Separate key storage from data storage. Keys stored alongside encrypted data provide no protection. Use separate systems with independent access controls.
Log both success and failure. Audit logs that only capture successful operations cannot detect failed unauthorized access attempts. Log denied requests with full context.
Design for key rotation. Key management systems that cannot rotate keys safely will never rotate keys. This means keys used beyond recommended lifetime.
Verify backup integrity. Checksum validation at backup time, not restore time. Corruption discovered during emergency restoration is too late.

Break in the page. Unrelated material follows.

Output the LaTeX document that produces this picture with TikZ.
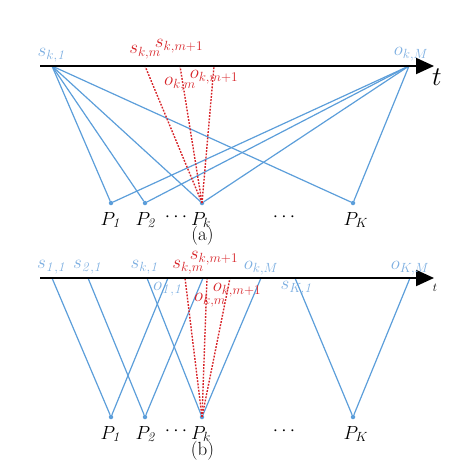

Document restoration procedures. Step-by-step restoration guides that are tested quarterly. Include dependencies, timing, and rollback procedures.

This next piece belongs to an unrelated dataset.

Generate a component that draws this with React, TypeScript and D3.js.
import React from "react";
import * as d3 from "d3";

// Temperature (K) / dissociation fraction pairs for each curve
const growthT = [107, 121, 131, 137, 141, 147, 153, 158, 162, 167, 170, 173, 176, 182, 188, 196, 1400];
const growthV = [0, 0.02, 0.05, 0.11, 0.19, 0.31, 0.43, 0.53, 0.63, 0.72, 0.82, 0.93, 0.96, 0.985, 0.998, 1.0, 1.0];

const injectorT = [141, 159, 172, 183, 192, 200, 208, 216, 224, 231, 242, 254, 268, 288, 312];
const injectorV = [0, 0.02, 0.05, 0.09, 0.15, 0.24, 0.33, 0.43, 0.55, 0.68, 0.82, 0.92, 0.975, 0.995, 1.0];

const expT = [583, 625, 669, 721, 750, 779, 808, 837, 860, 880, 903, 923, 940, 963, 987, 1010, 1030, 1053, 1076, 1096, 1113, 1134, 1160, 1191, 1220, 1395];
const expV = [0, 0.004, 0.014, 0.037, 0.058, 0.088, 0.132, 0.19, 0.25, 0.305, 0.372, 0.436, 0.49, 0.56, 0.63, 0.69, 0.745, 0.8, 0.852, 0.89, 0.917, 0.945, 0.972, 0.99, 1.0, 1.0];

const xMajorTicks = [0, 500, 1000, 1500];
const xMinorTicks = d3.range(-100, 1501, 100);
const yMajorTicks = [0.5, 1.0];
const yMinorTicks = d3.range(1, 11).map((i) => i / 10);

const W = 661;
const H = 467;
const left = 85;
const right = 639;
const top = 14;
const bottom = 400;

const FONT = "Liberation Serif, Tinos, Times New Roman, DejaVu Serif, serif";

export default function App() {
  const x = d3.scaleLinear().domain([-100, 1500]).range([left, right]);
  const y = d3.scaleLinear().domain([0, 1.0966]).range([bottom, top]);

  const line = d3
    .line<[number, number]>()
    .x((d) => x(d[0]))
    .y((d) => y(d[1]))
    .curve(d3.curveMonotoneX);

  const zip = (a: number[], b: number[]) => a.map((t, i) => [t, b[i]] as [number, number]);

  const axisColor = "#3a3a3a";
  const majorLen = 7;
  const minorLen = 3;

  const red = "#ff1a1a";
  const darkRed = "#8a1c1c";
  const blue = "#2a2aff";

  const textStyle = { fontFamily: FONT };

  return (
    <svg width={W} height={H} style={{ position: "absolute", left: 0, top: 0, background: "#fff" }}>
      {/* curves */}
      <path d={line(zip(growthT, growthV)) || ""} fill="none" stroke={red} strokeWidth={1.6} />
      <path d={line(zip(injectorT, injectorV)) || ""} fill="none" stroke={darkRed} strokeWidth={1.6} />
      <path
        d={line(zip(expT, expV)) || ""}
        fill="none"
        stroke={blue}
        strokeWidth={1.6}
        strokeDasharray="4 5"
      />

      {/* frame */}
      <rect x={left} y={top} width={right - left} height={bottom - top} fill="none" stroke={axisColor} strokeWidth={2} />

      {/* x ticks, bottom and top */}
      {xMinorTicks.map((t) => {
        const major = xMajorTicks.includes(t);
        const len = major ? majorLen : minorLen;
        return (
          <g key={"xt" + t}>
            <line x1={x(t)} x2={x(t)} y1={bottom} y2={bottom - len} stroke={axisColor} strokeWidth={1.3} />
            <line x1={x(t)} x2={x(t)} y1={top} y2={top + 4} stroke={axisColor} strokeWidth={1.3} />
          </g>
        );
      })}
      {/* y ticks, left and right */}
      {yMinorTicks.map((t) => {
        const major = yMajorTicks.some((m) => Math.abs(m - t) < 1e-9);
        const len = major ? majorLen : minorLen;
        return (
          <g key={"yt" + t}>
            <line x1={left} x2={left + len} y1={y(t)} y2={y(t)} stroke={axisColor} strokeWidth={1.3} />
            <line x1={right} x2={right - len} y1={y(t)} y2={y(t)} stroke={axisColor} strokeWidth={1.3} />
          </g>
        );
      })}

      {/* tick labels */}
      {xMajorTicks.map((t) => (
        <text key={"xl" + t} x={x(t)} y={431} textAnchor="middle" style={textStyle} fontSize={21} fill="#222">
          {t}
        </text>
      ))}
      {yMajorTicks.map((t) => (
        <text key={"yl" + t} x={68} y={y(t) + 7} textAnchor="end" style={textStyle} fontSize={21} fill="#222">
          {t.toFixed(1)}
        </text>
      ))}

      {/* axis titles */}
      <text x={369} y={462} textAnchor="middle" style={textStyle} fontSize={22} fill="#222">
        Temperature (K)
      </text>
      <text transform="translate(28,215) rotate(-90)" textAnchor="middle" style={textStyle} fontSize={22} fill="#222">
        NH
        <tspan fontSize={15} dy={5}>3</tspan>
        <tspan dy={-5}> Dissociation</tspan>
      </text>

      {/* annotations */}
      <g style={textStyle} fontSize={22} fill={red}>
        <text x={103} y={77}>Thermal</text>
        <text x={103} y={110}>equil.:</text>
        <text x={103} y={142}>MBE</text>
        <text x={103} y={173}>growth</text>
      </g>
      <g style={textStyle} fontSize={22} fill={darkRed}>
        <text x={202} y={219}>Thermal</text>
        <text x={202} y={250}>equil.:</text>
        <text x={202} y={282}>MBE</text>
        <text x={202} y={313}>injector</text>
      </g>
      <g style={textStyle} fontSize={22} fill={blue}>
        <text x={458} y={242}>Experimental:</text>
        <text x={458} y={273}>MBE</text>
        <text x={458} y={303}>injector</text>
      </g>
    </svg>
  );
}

Assume encryption keys will be compromised. Design data access patterns that remain auditable even if encryption is bypassed. Defense in depth, not encryption alone.
Implementation Reality
Production data protection requires accepting operational overhead.
class ProductionDataProtection:
def __init__(self, encryption, backup, audit, key_manager):
self.encryption = encryption
self.backup = backup
self.audit = audit
self.keys = key_manager
def protect_and_store(self, data, data_id, user_context):
# Audit before action
self.audit.log_attempt(user_context, 'WRITE', data_id)
try:
# Get current encryption key
key = self.keys.get_current_key()
# Encrypt data
encrypted = self.encryption.encrypt(data, key)
# Store with metadata
stored = self.storage.write(
encrypted,
metadata={
'key_version': key.version,
'encrypted_at': datetime.now(),
'user': user_context.user_id
}
)
# Create backup immediately
backup_id = self.backup.snapshot(stored)
# Verify backup integrity
if not self.backup.verify(backup_id):
raise BackupVerificationError("Backup checksum mismatch")
# Audit success
self.audit.log_success(user_context, 'WRITE', data_id)
return stored
except Exception as e:
# Audit failure with details
self.audit.log_failure(user_context, 'WRITE', data_id, str(e))
raise
This approach is verbose. It is slow. It creates operational overhead. These are the costs of actual data protection rather than compliance theater.
The Unavoidable Trade-off
Data protection strategies must choose between:
- Fast access with weak protection
- Strong protection with operational complexity
- Compliance documentation without security guarantees
Most systems choose compliance documentation because it is auditable. The gap between documented procedures and operational reality is where data breaches occur.
Real data protection requires testing failure scenarios continuously. This means scheduled restoration drills, key rotation exercises, and access revocation testing. The effort required exceeds the effort to implement encryption or backups.
Data protection strategies fail because organizations implement mechanisms without testing failure modes. The strategy looks complete on paper and breaks silently in production.